Becky Taub and Paul Friedman, the founders of Madrigal Pharmaceuticals, are heroes of mine.
They are leading the efforts of Madrigal Pharmaceuticals to develop the first treatment for NAFLD/NASH. That drug is called Resmetirom and is currently in phase 3 trials. Many observers think they will be the first to have a successful drug for fatty liver disease.
Shall we have a bit of fun before we look at the details?
Becky and Paul couldn't have known when they picked the name Madrigal that it would so perfectly describe the liver research world that they chose to work in.
Madrigal is a voice only, group singing style popular in the 17th century which features multiple voices singing different themes with a lot of elaborate point/counterpoint. The goal is to make what might seem like annoying noise become a pleasing ensemble instead. Think of it as vocal jazz of the Renaissance. The development of electronics, drums and guitars may not have advanced civilization, just an editorial comment because I'm old I suppose. Click on the image below for a taste of the art form.
OK enough fun, let's look under the hood. Resmetirom is a thyroid hormone agonist. Nothing about that makes sense does it? We are supposed to be talking about liver therapy so what is the deal with thyroid? The thing to remember about the liver is that it is a very complex chemical factory. There are constant comings and goings of a vast array of molecules that are processed or created by the liver and every part of the body is affected. We have learned that the thyroid is involved in chemical exchanges with the liver which affect the way multiple important processes work. This illustration will give you a glimpse of those processes and where Resmetirom acts. Click the image for a bigger version.
The details are too complex to go into in a blog like this but you can see that Resmetirom affects several of the key liver processes because it increases the effectiveness of the thyroid hormone which is what agonist means. Something that depresses function is an antagonist. That big black figure is a mitochondria which is really very very tiny and several of them live inside liver cells but they are the power plants for the cell and therefore you. The illustration just emphasized how important to life they are. A lot of fatigue can be traced back to poor mitochondria functioning.
You might think of Resmetirom like a tuneup. By improving the thyroid hormone processes liver functions like fatty acid chemistry, cholesterol processing, and mitochondrial functions all improve and the liver is able to operate more efficiently. There are other effects too but you get the idea. We really like the multiple functionality of the drug and conceptually the approach has fewer safety risks than some more aggressive strategies.
You might be interested in what the research landscape looks like. Remember Madrigal is one of the leaders with a phase 3 trial underway and they are closing in on the bullseye.

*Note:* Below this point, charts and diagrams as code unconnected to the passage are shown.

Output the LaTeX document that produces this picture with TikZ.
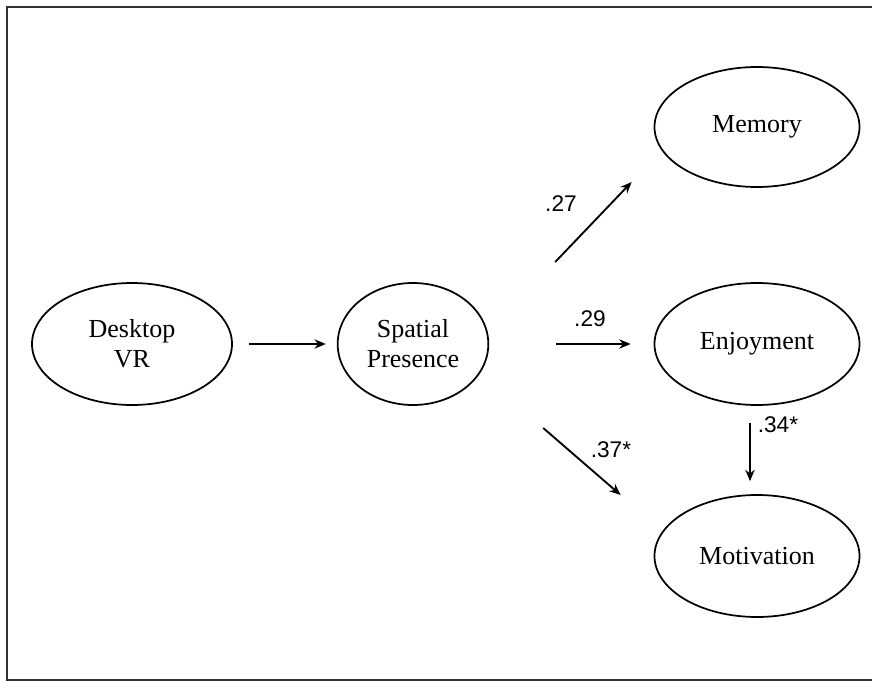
\documentclass[tikz,border=0pt]{standalone}
\usepackage{fontspec}
\setmainfont{Liberation Serif}
\newfontfamily\coeffont{Liberation Sans}
\usetikzlibrary{shapes.geometric,arrows.meta,calc}

\tikzset{
  construct/.style={ellipse, draw, line width=1.3pt, inner sep=0pt, align=center,
    minimum height=91.5pt, font=\fontsize{19.5}{22.5}\selectfont},
  pathArrow/.style={line width=1.4pt, -{Stealth[length=8.5pt,width=7pt]}},
  coef/.style={inner sep=0.75pt, font=\coeffont\fontsize{17}{20}\selectfont}
}

\begin{document}
\begin{tikzpicture}[x=0.75pt,y=0.75pt,yscale=-1,xscale=1]
\clip (0,0) rectangle (872,682);

%Shape: Frame
\draw [line width=1.9pt, color=black!80] (7,7) rectangle (900,680);

%Shape: Ellipse
\node [construct, minimum width=150pt] (dvr) at (132,344) {Desktop\\VR};
%Shape: Ellipse
\node [construct, minimum width=113pt] (sp) at (413,344) {Spatial\\Presence};
%Shape: Ellipse
\node [construct, minimum width=153.75pt, minimum height=90pt] (mem) at (757,127) {Memory};
%Shape: Ellipse
\node [construct, minimum width=153.75pt] (enj) at (757,344) {Enjoyment};
%Shape: Ellipse
\node [construct, minimum width=153.75pt] (mot) at (757,556) {Motivation};

%Straight Lines
\draw [pathArrow] ($(dvr.east)+(16,0)$) -- ($(sp.west)+(-11,0)$);
%Straight Lines
\draw [pathArrow] ($(sp.east)+(66,-82)$) -- ($(mem.west)+(-22,55)$);
%Straight Lines
\draw [pathArrow] ($(sp.east)+(67,0)$) -- ($(enj.west)+(-23,0)$);
%Straight Lines
\draw [pathArrow] ($(sp.east)+(54,84)$) -- ($(mot.west)+(-33,-61)$);
%Straight Lines
\draw [pathArrow] ($(enj.south)+(-7,17)$) -- ($(mot.north)+(-7,-13)$);

% Text Node
\node [coef] (c27) at (561,204) {.27};
% Text Node
\node [coef] (c29) at (590,319) {.29};
% Text Node
\node [coef] (c37) at (611,450) {.37*};
% Text Node
\node [coef] (c34) at (778,425) {.34*};

\end{tikzpicture}
\end{document}
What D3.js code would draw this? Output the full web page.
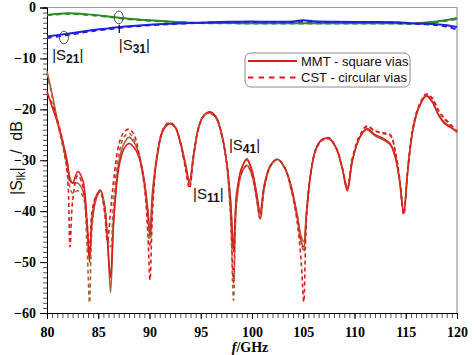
<!DOCTYPE html>
<html><head><meta charset="utf-8">
<script src="https://cdn.jsdelivr.net/npm/d3@7"></script>
<style>html,body{margin:0;padding:0;background:#fff;}svg{display:block;}</style>
</head><body>
<svg id="chart" width="474" height="355"></svg>
<script>
// ---- data ----
const freq = [80,80.5,81,81.5,82,82.25,82.5,83,83.5,83.9,84.15,84.4,84.8,85.2,85.6,85.9,86.2,86.5,87,87.5,88,88.5,89,89.5,89.85,90.05,90.3,90.7,91.2,91.6,92,92.5,93,93.5,93.9,94.3,94.8,95.3,95.9,96.5,97,97.5,97.9,98.2,98.5,99,99.5,100,100.4,100.8,101.2,101.8,102.5,103.2,103.8,104.4,104.8,105.05,105.3,105.7,106.2,106.8,107.5,108.2,108.8,109.3,109.8,110.5,111.2,112,112.8,113.5,114,114.4,114.8,115.2,115.7,116.3,117,117.6,118.2,118.8,119.4,120];
const s11Mmt = [-16.5,-19.5,-22.5,-26,-30.5,-34,-34.5,-32.2,-34,-42,-50,-42,-37.5,-36,-39,-46,-53,-42,-31.5,-27.8,-26.7,-27.5,-29.5,-34.5,-40.5,-45,-37,-30,-24.8,-23.3,-22.8,-23.5,-26.5,-31,-34.5,-29,-23.5,-21.2,-20.5,-21.5,-24.5,-30,-38,-48,-37,-31.5,-29.7,-32,-36,-40.5,-35,-31,-29.8,-31.5,-35,-41,-46,-47,-41,-33,-28,-26,-25.7,-27.5,-31.5,-36,-30,-25.5,-23.8,-25,-25.7,-26.8,-29.5,-34,-40.2,-32,-24,-19.5,-17.3,-18.5,-21.2,-22.8,-23.6,-24.5];
const s41Mmt = [-12.5,-17,-22,-26.5,-31,-33.5,-34.5,-34.5,-36,-43,-49,-41,-37,-35.8,-38.5,-45,-56,-42,-30.5,-26.8,-25.5,-26.5,-29,-34,-40,-44,-36,-29.5,-24.6,-23.2,-22.8,-23.4,-26.2,-30.5,-34,-28.8,-23.4,-21.2,-20.6,-21.6,-24.6,-30,-37.5,-47,-36.5,-31.5,-30,-32.2,-36,-40,-34.8,-31,-29.8,-31.5,-35,-40.5,-45,-46,-40.5,-33,-28,-26,-25.8,-27.6,-31.5,-35.5,-30,-25.6,-24,-25.2,-26,-27,-29.5,-34,-40,-32,-24,-19.6,-17.4,-18.6,-21,-22.6,-23.4,-24.3];
const s11Cst = [-17,-19,-22,-26,-33,-47,-38,-33,-35,-42,-48,-40,-37,-36.3,-40,-46,-40,-34,-27,-24.5,-23.9,-25,-29,-35,-45,-53.5,-40,-29.5,-24.5,-23,-22.6,-23.4,-26.5,-31.5,-35.5,-29.5,-23.6,-21.3,-20.6,-21.6,-24.5,-30,-40,-54,-38,-32.5,-31,-33,-37,-41.5,-35.5,-31.2,-29.8,-31.5,-35.5,-42,-50,-57.8,-42,-33,-28,-26,-25.6,-27.5,-31.5,-35.5,-29.5,-25.2,-23.3,-24.2,-24.6,-25,-28.5,-33.5,-40.5,-31.5,-23.5,-19.2,-17,-17.8,-20.2,-21.8,-23,-24.2];
const s41Cst = [-13,-17.5,-22.5,-27,-32,-35.5,-36.5,-36,-37,-47,-58,-43,-37.5,-36,-39,-45,-47,-38,-29,-25.5,-24.7,-26,-29.5,-35,-42,-47,-38,-29.8,-24.7,-23.1,-22.7,-23.5,-26.4,-31,-35,-29.2,-23.5,-21.1,-20.8,-21.8,-24.8,-30.5,-41,-57.5,-38.5,-32.5,-31,-33,-37,-41.5,-35.5,-31.2,-29.9,-31.6,-35.5,-41,-46,-48,-41,-33,-28.2,-26.2,-25.8,-27.6,-31.3,-35.6,-29.8,-25.3,-23.4,-24.3,-24.8,-25.2,-28.6,-34,-40.8,-31.8,-23.8,-19.4,-17.1,-18,-20.4,-22,-23.2,-24.5];
const sFreq = [80,82,84,86,88,90,92,94,96,98,100,102,104,105,106,108,110,112,114,115,116,117,118,119,120];
const s21Mmt = [-5.7,-5.15,-4.55,-4.1,-3.7,-3.4,-3.2,-3.05,-2.9,-2.8,-2.75,-2.8,-2.75,-2.5,-2.7,-2.8,-2.85,-2.85,-2.9,-3.0,-3.15,-3.2,-3.3,-3.5,-3.85];
const s21Cst = [-6.0,-5.4,-4.75,-4.25,-3.8,-3.5,-3.25,-3.1,-2.95,-2.9,-2.85,-2.9,-2.85,-2.7,-2.8,-2.85,-2.9,-2.9,-2.95,-3.1,-3.2,-3.3,-3.45,-3.75,-4.35];
const s31Mmt = [-1.45,-1.15,-1.35,-1.75,-2.2,-2.5,-2.75,-3.0,-3.05,-3.05,-3.1,-3.1,-3.1,-3.1,-3.1,-3.1,-3.1,-3.1,-3.1,-3.15,-3.1,-2.95,-2.75,-2.45,-2.05];
const s31Cst = [-1.5,-1.25,-1.45,-1.85,-2.3,-2.6,-2.8,-3.0,-3.1,-3.1,-3.15,-3.15,-3.15,-3.15,-3.15,-3.15,-3.15,-3.15,-3.15,-3.2,-3.15,-3.0,-2.85,-2.6,-2.25];
const xTicks = [80,85,90,95,100,105,110,115,120];
const yTicks = [-60,-50,-40,-30,-20,-10,0];
const legendLabels = ["MMT - square vias","CST - circular vias"];
const curveLabels = [
  {name:"S", sub:"21", f:80.5, v:-10.3},
  {name:"S", sub:"31", f:87.0, v:-8.35},
  {name:"S", sub:"11", f:94.25, v:-37.6},
  {name:"S", sub:"41", f:97.75, v:-28.0}
];
const markers = [{f:81.65, v:-5.9},{f:87.0, v:-1.95}];

// ---- drawing ----
const svg = d3.select("#chart");
const x = d3.scaleLinear().domain([80,120]).range([47,457]);
const y = d3.scaleLinear().domain([-60,0]).range([313,7.5]);

const RED = "#e3191c", BROWN = "#a2673c", GREEN = "#2d8a2a", BLUE = "#1f1fe0";

// frame (top/right grey)
svg.append("path").attr("d",`M${x(80)},${y(0)}H${x(120)}V${y(-60)}`)
  .attr("fill","none").attr("stroke","#9a9a9a").attr("stroke-width",1.2);

// axes
const serif = "'Liberation Serif','Times New Roman',serif";
const sans = "'Liberation Sans',Arial,sans-serif";

const xMinor = d3.range(80,120.01,0.5);
const yMinor = d3.range(-60,0.01,1);
const gx = svg.append("g").attr("transform",`translate(0,${y(-60)})`);
gx.call(d3.axisBottom(x).tickValues(xMinor).tickSize(5).tickFormat(""));
gx.call(g=>g.selectAll(".tick line").attr("stroke","#555"));
const gx2 = svg.append("g").attr("transform",`translate(0,${y(-60)})`)
  .call(d3.axisBottom(x).tickValues(xTicks).tickSize(6).tickPadding(8).tickFormat(d3.format("d")));
gx2.select(".domain").attr("stroke","#000");
gx2.selectAll("text").attr("font-family",serif).attr("font-weight","bold").attr("font-size",14).attr("fill","#000");

const gy = svg.append("g").attr("transform",`translate(${x(80)},0)`);
gy.call(d3.axisLeft(y).tickValues(yMinor).tickSize(4).tickFormat(""));
gy.call(g=>g.selectAll(".tick line").attr("stroke","#555"));
const gy2 = svg.append("g").attr("transform",`translate(${x(80)},0)`)
  .call(d3.axisLeft(y).tickValues(yTicks).tickSize(7).tickPadding(4).tickFormat(d3.format("d")));
gy2.select(".domain").attr("stroke","#000");
gy2.selectAll("text").attr("font-family",serif).attr("font-weight","bold").attr("font-size",14).attr("fill","#000");

// axis titles
const xt = svg.append("text").attr("x",250).attr("y",352).attr("text-anchor","middle")
  .attr("font-family",serif).attr("font-weight","bold").attr("font-size",14).attr("fill","#000");
xt.append("tspan").attr("font-style","italic").text("f");
xt.append("tspan").text("/GHz");

const yt = svg.append("text").attr("transform","translate(22,158) rotate(-90)").attr("text-anchor","middle")
  .attr("font-family",sans).attr("font-size",16).attr("fill","#111");
yt.append("tspan").text("|S");
yt.append("tspan").attr("font-size",12).attr("dy",3).text("lk");
yt.append("tspan").attr("dy",-3).attr("xml:space","preserve").text("|   /  dB");

// curves
const line = d3.line().x(d=>x(d[0])).y(d=>y(d[1])).curve(d3.curveCatmullRom.alpha(0.5));
const zip = (fs,vs)=>fs.map((f,i)=>[f,vs[i]]);
const series = [
  {f:sFreq, v:s31Mmt, c:GREEN, dash:null, w:2},
  {f:sFreq, v:s31Cst, c:GREEN, dash:"5,4", w:2},
  {f:sFreq, v:s21Mmt, c:BLUE, dash:null, w:2},
  {f:sFreq, v:s21Cst, c:BLUE, dash:"5,4", w:2},
  {f:freq, v:s41Mmt, c:BROWN, dash:null, w:1.6},
  {f:freq, v:s11Mmt, c:RED, dash:null, w:1.6},
  {f:freq, v:s41Cst, c:BROWN, dash:"4,3", w:1.6},
  {f:freq, v:s11Cst, c:RED, dash:"4,3", w:1.6}
];
svg.append("g").selectAll("path").data(series).join("path")
  .attr("d",s=>line(zip(s.f,s.v))).attr("fill","none")
  .attr("stroke",s=>s.c).attr("stroke-width",s=>s.w)
  .attr("stroke-dasharray",s=>s.dash).attr("stroke-linejoin","round");

// markers
svg.append("g").selectAll("ellipse").data(markers).join("ellipse")
  .attr("cx",d=>x(d.f)).attr("cy",d=>y(d.v)).attr("rx",4.5).attr("ry",6.3)
  .attr("fill","none").attr("stroke","#444").attr("stroke-width",0.9);
svg.append("line").attr("x1",x(87.05)).attr("x2",x(87.05)).attr("y1",y(-3.4)).attr("y2",y(-5.0))
  .attr("stroke","#111").attr("stroke-width",1.3);

// curve labels
const cl = svg.append("g").selectAll("text").data(curveLabels).join("text")
  .attr("x",d=>x(d.f)).attr("y",d=>y(d.v)).attr("font-family",sans).attr("font-size",15).attr("fill","#111");
cl.append("tspan").text(d=>"|"+d.name);
cl.append("tspan").attr("font-size",12).attr("font-weight","bold").attr("dy",3).text(d=>d.sub);
cl.append("tspan").attr("dy",-3).text("|");

// legend
const lg = svg.append("g");
lg.append("rect").attr("x",245).attr("y",53).attr("width",165).attr("height",34).attr("rx",6)
  .attr("fill","#fff").attr("stroke","#8a8a8a").attr("stroke-width",1);
legendLabels.forEach((t,i)=>{
  const yy = 61 + i*16.5;
  lg.append("line").attr("x1",248).attr("x2",297).attr("y1",yy).attr("y2",yy)
    .attr("stroke",RED).attr("stroke-width",2).attr("stroke-dasharray",i? "5.5,5":null);
  lg.append("text").attr("x",301).attr("y",yy+4.5).attr("font-family",sans).attr("font-size",13)
    .attr("fill","#111").text(t);
});
</script>
</body></html>
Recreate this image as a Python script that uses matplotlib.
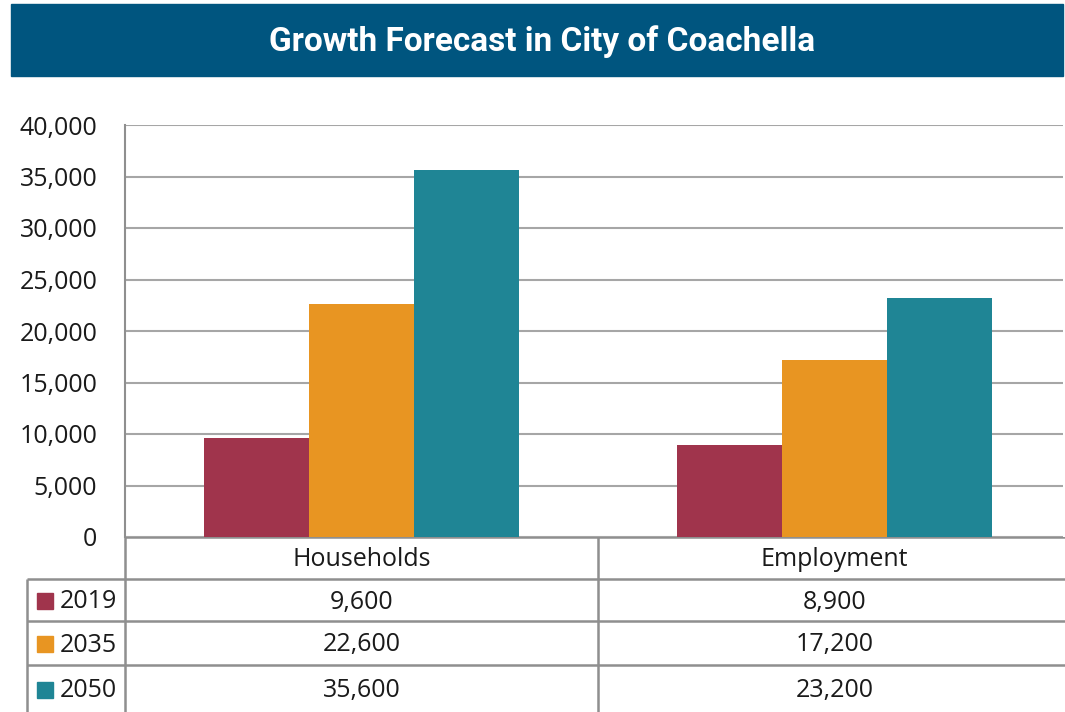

Click on the image for a larger view, but if you look closely at the center ring you can see where Madrigal sits relative to all of the other companies trying to develop a liver therapy.
You might also note that they are one of only two firms working on the thyroid hormone strategy. As you think about what is to come, we know that Resmetirom alone will not be the complete answer but with the safety record they have shown so far I think it likely that when we finally get to combination treatments that really help us they will be part of that cocktail. In the meantime, if they are successful they may be an effective treatment for some subset of patients that will be identified by the testing. We look forward to the results of their phase 3 trial and hope that it proves that the early testing was correct and this can move forward with FDA.
In the midst of all the noise about liver disease research Madrigal may be the theme around which the other voices can combine to produce the harmony and the point/counterpoint of blending that the artistry of the Madrigal Choral means at its root and give us a transformational whole.